The Pianist is a good movie, but it’s an unpleasant one, too.  The capricious cruelty of the Nazis and the horrors the Polish Jews – the “lucky ones” who weren’t sent to Treblinka – suffered are vividly rendered, and it’s a hard film to watch.  It’s sad enough on its own terms as the story of an individual, but it also reminds you of the horrific creativity of the human mind in inflicting violence and pain.

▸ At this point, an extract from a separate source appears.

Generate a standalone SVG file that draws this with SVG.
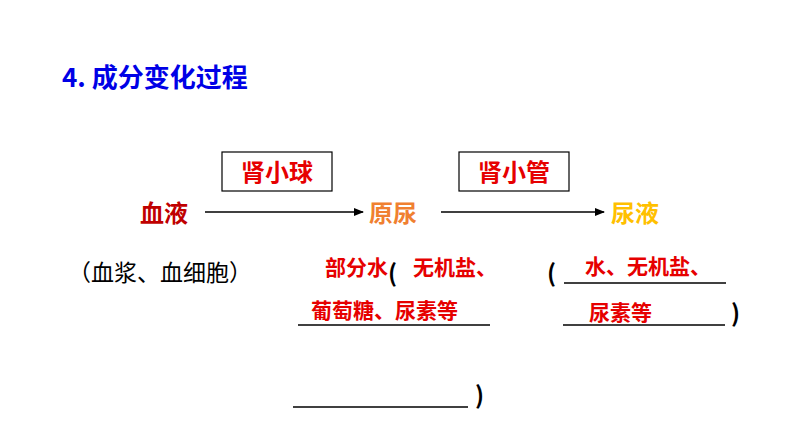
<svg xmlns="http://www.w3.org/2000/svg" width="794" height="447" viewBox="0 0 794 447">
<style>
text{font-family:"Noto Sans CJK SC","Noto Sans",sans-serif;font-weight:bold}
.r{fill:#e60000;font-size:21px}
.k{fill:#000;font-size:24px}
.l{stroke:#000;stroke-width:1.5}
.box{fill:#fff;stroke:#000;stroke-width:1.2}
</style>
<defs><marker id="a" markerWidth="10" markerHeight="8" refX="9" refY="4" orient="auto" markerUnits="userSpaceOnUse"><path d="M0,0L10,4L0,8Z" fill="#000"/></marker></defs>
<rect width="794" height="447" fill="#fff"/>
<text x="62" y="87" fill="#0000e6" font-size="26">4. 成分变化过程</text>
<g id="box1"><rect class="box" x="222" y="152" width="110" height="39"/><text x="277" y="181" fill="#e60000" font-size="24" text-anchor="middle">肾小球</text></g>
<g id="box2"><rect class="box" x="459" y="152" width="110" height="39"/><text x="514" y="181" fill="#e60000" font-size="24" text-anchor="middle">肾小管</text></g>
<g id="n1"><text x="140" y="222" fill="#c00000" font-size="24">血液</text></g>
<g id="n2"><text x="369" y="222" fill="#f08030" font-size="24">原尿</text></g>
<g id="n3"><text x="611" y="222" fill="#ffc000" font-size="24">尿液</text></g>
<g id="edges">
<line x1="205" y1="212" x2="363" y2="212" stroke="#000" stroke-width="1.5" marker-end="url(#a)"/>
<line x1="441" y1="212" x2="604" y2="212" stroke="#000" stroke-width="1.5" marker-end="url(#a)"/>
</g>
<text x="68" y="281" font-size="23" fill="#000" style="font-weight:normal">（血浆、血细胞）</text>
<text x="325" y="275" class="r">部分水</text>
<text x="388" y="282" class="k">(</text>
<text x="413" y="275" class="r">无机盐、</text>
<text x="311" y="318" class="r">葡萄糖、尿素等</text>
<line class="l" x1="298" y1="325" x2="490" y2="325"/>
<line class="l" x1="293" y1="407" x2="468" y2="407"/>
<text x="475" y="404" class="k">)</text>
<text x="547" y="282" class="k">(</text>
<text x="585" y="274" class="r">水、无机盐、</text>
<line class="l" x1="564" y1="283" x2="726" y2="283"/>
<text x="589" y="320" class="r">尿素等</text>
<line class="l" x1="563" y1="325" x2="725" y2="325"/>
<text x="731" y="322" class="k">)</text>
</svg>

Though it’s referred to as a Holocaust film, The Pianist isn’t about concentration camps.  Rather, it follows acclaimed pianist Wladyslaw Szpilman as he goes from a comfortable, carefree life with his family, to being herded with the rest of the city’s Jewish population into the Warsaw Ghetto, to fending for himself in a city that he no longer recognizes.  Adrien Brody is already lean when the movie starts, so he doesn’t undergo the dramatic weight change that, for example, Tom Hanks does in Cast Away.  Nevertheless, his ordeal shows in his face; in some scenes, as he scraps for food among the ruins of the city, he looks like a hunted, starving animal.  It hits you viscerally – as does much of this movie – to see him reduced to this existence.

It’s a good movie – well done, with good performances, and very moving, though too long.  In retrospect, I appreciate its minimalism more after the excesses of Frida.  But I wasn’t bowled over by it, and I wouldn't rank it as one of the best movies of the year.  Brody gives a great performance, but I can’t help thinking that part of the work is done for him by the nature of the role.  Still, he has to carry the entire movie and keep us with him during long periods of silence and inner reflection, and he does admirably.  Of the supporting cast, Ed Stoppard as his brother Henryk and Frank Finlay as his father stand out.  Brody has some nice scenes with Thomas Kretschmann, who plays a Nazi officer who helps Szpilman hide during the last days of the war.

I guess I recommend The Pianist, but it is difficult to watch and not really the thing to chase the winter blues away.